There is no way you can read THE AMAZING ADVENTURES OF KAVALIER AND CLAY in one sitting. You are going to savor this thing like it's the best cheesecake you've ever had in your life, and perhaps the last --- thus, you will take small bites, really digest every piece, enjoy it, love it and never forget it. Michael Chabon, a rock star among American authors, takes every ample ounce of his head and heart to infuse this story with amplified life, making THE AMAZING ADVENTURES OF KAVALIER AND CLAY one of the richest and most satisfying books you will ever read. (Well, at least since his last masterpiece, WONDER BOYS, recently made into a very funny film starring that old filthbag-who-still-has-talent Michael Douglas.) The story is, well, not simple, but not as complicated as the endless twists and turns of the book might lead you to believe.
In 1939, Joe Kavalier, a young artist who has also been trained in the art of Houdini-esque escape, comes to New York after smuggling himself out of Nazi-occupied Prague. Looking for big cashola in order to fund the release of his family from Prague before they are persecuted, Joe teams up with his cousin, the competitively noncommittal Sammy Clay, in order to create a great American literary product --- the comic book. In the rough-and-tumble semi-Superman character they name the "Escapist," they allow their fears and dreams and horrible hopes to take physical shape. And, since they're guys, they give the "Escapist" a little nookie prize, an avatar of the great comic book mistresses of the dark, one LunaMoth --- Luna is inspired by the beautiful, mysterious Rosa, their real-life prewar love object. As the shadow of Hitler casts a darkness over Europe and ultimately the world, the boys end up immersed in the Golden Age of Comic Books, finding greater fame and trouble than they could have possibly imagined at the start.

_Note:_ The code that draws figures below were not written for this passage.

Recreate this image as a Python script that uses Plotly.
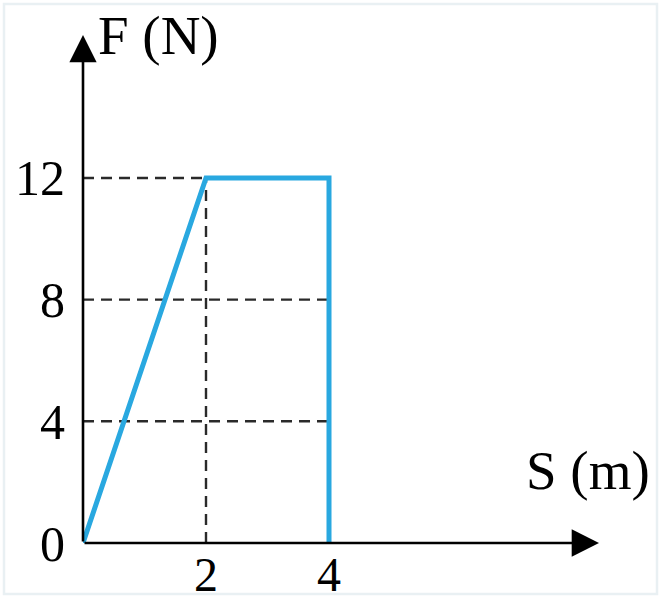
import plotly.graph_objects as go

# Data
S_values = [0, 2, 4, 4]          # displacement (m)
F_values = [0, 12, 12, 0]        # force (N)
y_tick_vals = [0, 4, 8, 12]
y_tick_text = ["0", "4", "8", "12"]
x_tick_vals = [2, 4]
x_tick_text = ["2", "4"]
# dashed guide lines: horizontal guides (y level, x end), vertical guides (x, y top)
h_guides = [(4, 4), (8, 4), (12, 2)]
v_guides = [(2, 12), (4, 12)]

W, H = 666, 601
ML, MB = 83, 58
PW, PH = W - ML, H - MB
px_per_x = 61.5
px_per_y = 30.42
x_max = PW / px_per_x
y_max = PH / px_per_y

FONT = "Liberation Serif, Times New Roman, serif"
DASH_COLOR = "#2a2a2a"
BLUE = "#29a8e0"

fig = go.Figure()

for yv, xe in h_guides:
    fig.add_trace(go.Scatter(x=[0, xe], y=[yv, yv], mode="lines",
                             line=dict(color=DASH_COLOR, width=2.4, dash="11px,7px"),
                             hoverinfo="skip", showlegend=False))
for xv, yt in v_guides:
    fig.add_trace(go.Scatter(x=[xv, xv], y=[0, yt], mode="lines",
                             line=dict(color=DASH_COLOR, width=2.4, dash="11px,7px"),
                             hoverinfo="skip", showlegend=False))

fig.add_trace(go.Scatter(x=S_values, y=F_values, mode="lines",
                         line=dict(color=BLUE, width=5),
                         showlegend=False))

# axis arrows
x_tip = (599 - ML) / px_per_x
y_tip = (PH - 35) / px_per_y
for (xt, yt) in [(x_tip, 0), (0, y_tip)]:
    fig.add_annotation(x=xt, y=yt, ax=0, ay=0, xref="x", yref="y", axref="x", ayref="y",
                       text="", showarrow=True, arrowhead=2, arrowsize=2.1, arrowwidth=2.6,
                       arrowcolor="#000000", standoff=0, startstandoff=0)

# axis titles
fig.add_annotation(x=(96 - ML) / px_per_x, y=(PH - 35) / px_per_y, xref="x", yref="y",
                   text="F (N)", showarrow=False, xanchor="left", yanchor="middle",
                   font=dict(family=FONT, size=55, color="#000000"))
fig.add_annotation(x=(588 - ML) / px_per_x, y=(PH - 470) / px_per_y, xref="x", yref="y",
                   text="S (m)", showarrow=False, xanchor="center", yanchor="middle",
                   font=dict(family=FONT, size=55, color="#000000"))

# faint frame around the whole picture
fig.add_shape(type="rect", xref="paper", yref="paper",
              x0=(4 - ML) / PW, x1=(657 - ML) / PW,
              y0=(PH - 594) / PH, y1=(PH - 4) / PH,
              line=dict(color="#e9f0f3", width=2.5), layer="below")

fig.update_layout(
    width=W, height=H,
    margin=dict(l=ML, r=0, t=0, b=MB, pad=0, autoexpand=False),
    paper_bgcolor="white", plot_bgcolor="white",
    xaxis=dict(range=[0, x_max], tickvals=x_tick_vals, ticktext=x_tick_text,
               showgrid=False, zeroline=False, showline=False, automargin=False,
               ticks="outside", ticklen=1, tickcolor="rgba(0,0,0,0)",
               ticklabelstandoff=-12,
               tickfont=dict(family=FONT, size=48, color="#000000"), fixedrange=True),
    yaxis=dict(range=[0, y_max], tickvals=y_tick_vals, ticktext=y_tick_text,
               showgrid=False, zeroline=False, showline=False, automargin=False,
               ticks="outside", ticklen=7, tickcolor="rgba(0,0,0,0)",
               tickfont=dict(family=FONT, size=50, color="#000000"), fixedrange=True),
)

fig.write_html("out.html", config={"displayModeBar": False},
               post_script="document.body.style.margin='0px';document.body.style.overflow='hidden';")
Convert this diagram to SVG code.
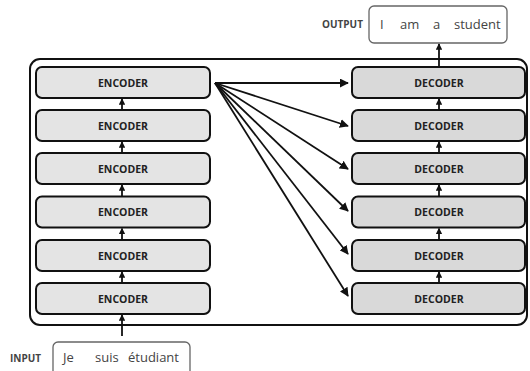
<svg xmlns="http://www.w3.org/2000/svg" width="530" height="371" viewBox="0 0 530 371">
  <defs>
    <marker id="head" viewBox="0 0 10 10" refX="9" refY="5" markerWidth="5" markerHeight="5" orient="auto" markerUnits="strokeWidth">
      <path d="M0,0 L10,5 L0,10 z" fill="#111"/>
    </marker>
    <marker id="headSmall" viewBox="0 0 10 10" refX="9" refY="5" markerWidth="3.6" markerHeight="3.6" orient="auto" markerUnits="strokeWidth">
      <path d="M0,0 L10,5 L0,10 z" fill="#111"/>
    </marker>
  </defs>
  <style>
    .frame { fill: #fff; stroke: #111; stroke-width: 2; }
    .enc { fill: #e4e4e4; stroke: #111; stroke-width: 2; }
    .dec { fill: #d9d9d9; stroke: #111; stroke-width: 2; }
    .io { fill: #fff; stroke: #666; stroke-width: 1.3; }
    .lbl { font-family: "Open Sans", "DejaVu Sans", sans-serif; font-weight: bold; font-size: 10.5px; fill: #222; text-anchor: middle; }
    .side { font-family: "Open Sans", "DejaVu Sans", sans-serif; font-weight: bold; font-size: 10px; fill: #444; }
    .word { font-family: "Open Sans", "DejaVu Sans", sans-serif; font-size: 13px; fill: #444; }
    .wire { stroke: #111; stroke-width: 1.8; fill: none; marker-end: url(#head); }
    .step { stroke: #111; stroke-width: 1.8; fill: none; marker-end: url(#headSmall); }
  </style>

  <!-- container frame -->
  <rect class="frame" x="30" y="59" width="497" height="266" rx="10"/>

  <!-- encoder stack -->
  <g id="encoder1"><rect class="enc" x="36" y="67" width="174" height="31" rx="6"/><text class="lbl" x="123" y="86.5">ENCODER</text></g>
  <g id="encoder2"><rect class="enc" x="36" y="110" width="174" height="31" rx="6"/><text class="lbl" x="123" y="129.5">ENCODER</text></g>
  <g id="encoder3"><rect class="enc" x="36" y="153" width="174" height="31" rx="6"/><text class="lbl" x="123" y="172.5">ENCODER</text></g>
  <g id="encoder4"><rect class="enc" x="36" y="196.5" width="174" height="31" rx="6"/><text class="lbl" x="123" y="216">ENCODER</text></g>
  <g id="encoder5"><rect class="enc" x="36" y="240" width="174" height="31" rx="6"/><text class="lbl" x="123" y="259.5">ENCODER</text></g>
  <g id="encoder6"><rect class="enc" x="36" y="283" width="174" height="31" rx="6"/><text class="lbl" x="123" y="302.5">ENCODER</text></g>

  <!-- decoder stack -->
  <g id="decoder1"><rect class="dec" x="352" y="67" width="173" height="31" rx="6"/><text class="lbl" x="439" y="86.5">DECODER</text></g>
  <g id="decoder2"><rect class="dec" x="352" y="110" width="173" height="31" rx="6"/><text class="lbl" x="439" y="129.5">DECODER</text></g>
  <g id="decoder3"><rect class="dec" x="352" y="153" width="173" height="31" rx="6"/><text class="lbl" x="439" y="172.5">DECODER</text></g>
  <g id="decoder4"><rect class="dec" x="352" y="196.5" width="173" height="31" rx="6"/><text class="lbl" x="439" y="216">DECODER</text></g>
  <g id="decoder5"><rect class="dec" x="352" y="240" width="173" height="31" rx="6"/><text class="lbl" x="439" y="259.5">DECODER</text></g>
  <g id="decoder6"><rect class="dec" x="352" y="283" width="173" height="31" rx="6"/><text class="lbl" x="439" y="302.5">DECODER</text></g>

  <!-- input sentence -->
  <g id="input">
    <text class="side" x="10" y="362">INPUT</text>
    <path class="io" d="M53,372 V347 a5,5 0 0 1 5,-5 H185 a5,5 0 0 1 5,5 V372"/>
    <text class="word" x="63" y="362">Je</text>
    <text class="word" x="95" y="362">suis</text>
    <text class="word" x="128" y="362">étudiant</text>
  </g>

  <!-- output sentence -->
  <g id="output">
    <text class="side" x="322" y="28">OUTPUT</text>
    <rect class="io" x="369" y="6" width="138" height="37" rx="5"/>
    <text class="word" x="380" y="29">I</text>
    <text class="word" x="400" y="29">am</text>
    <text class="word" x="433" y="29">a</text>
    <text class="word" x="454" y="29">student</text>
  </g>

  <!-- connectors -->
  <g id="connectors">
    <!-- input into first encoder -->
    <line class="step" x1="122" y1="336" x2="122" y2="315"/>
    <!-- encoder to encoder, flowing upward -->
    <line class="step" x1="122" y1="283" x2="122" y2="272"/>
    <line class="step" x1="122" y1="240" x2="122" y2="228.5"/>
    <line class="step" x1="122" y1="196.5" x2="122" y2="185"/>
    <line class="step" x1="122" y1="153" x2="122" y2="142"/>
    <line class="step" x1="122" y1="110" x2="122" y2="99"/>
    <!-- decoder to decoder -->
    <line class="step" x1="439" y1="283" x2="439" y2="272"/>
    <line class="step" x1="439" y1="240" x2="439" y2="228.5"/>
    <line class="step" x1="439" y1="196.5" x2="439" y2="185"/>
    <line class="step" x1="439" y1="153" x2="439" y2="142"/>
    <line class="step" x1="439" y1="110" x2="439" y2="99"/>
    <!-- last decoder to output -->
    <line class="step" x1="439" y1="67" x2="439" y2="44"/>
    <!-- top encoder fans out to every decoder -->
    <line class="wire" x1="215" y1="83" x2="348" y2="83"/>
    <line class="wire" x1="215" y1="83" x2="348" y2="126"/>
    <line class="wire" x1="215" y1="83" x2="348" y2="169"/>
    <line class="wire" x1="215" y1="83" x2="348" y2="211"/>
    <line class="wire" x1="215" y1="83" x2="348" y2="254"/>
    <line class="wire" x1="215" y1="83" x2="348" y2="296"/>
  </g>
</svg>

The chewy, eggy-rich endeavor with which you eat the world's greatest cheesecakes (a big shout out to my mother here) is a perfect way to describe how you will literally sink your teeth into this massive tome. THE AMAZING ADVENTURES OF KAVALIER AND CLAY really makes me think of a great movie, like The Godfather, an epic which uses everybody's favorite war, W.W.II, as a metaphor for something much bigger than the war itself --- the goals of the characters replete with larger-than-life meaning, the comic book fantasies richly textured, layered elements transposing real events into mystical quests. It's Harry Potter for intelligent adults.
Neurotic boys don't usually do it for me, in real life or as characters in a book, and often they send me into such a state that the annoying Amaya's stupidity on "The Real World Hawaii" suddenly seems so much more worth my attention. But Joe and Sammy aren't your normal kvetchers, and THE AMAZING ADVENTURES OF KAVALIER AND CLAY is not your average novel. It reaches for and successfully achieves a transcendent bridge that joins intellect and adventure in original and compelling ways.
Chabon is a genius --- there is no other way to describe his ability to blend Hitler, comic books, brotherhood, first love, fame and the pitfalls of celebrity, Brooklyn Jewish home life, the European struggle against the Third Reich, America's growing prosperity, and good-looking women who use their smarts and their curves to get ahead in the world together in such a cohesive, complete story. In the hands of a lesser artist, something this complex would have been lousy, like your run-of-the-mill, when-does-this-thing-end, foreign-intrigue, bestseller list swill; but instead THE AMAZING ADVENTURES OF KAVALIER AND CLAY looks like a title you will be seeing on many a serious literary book awards' shortlist in the coming year (except for the National Book Award --- did you people read this one?).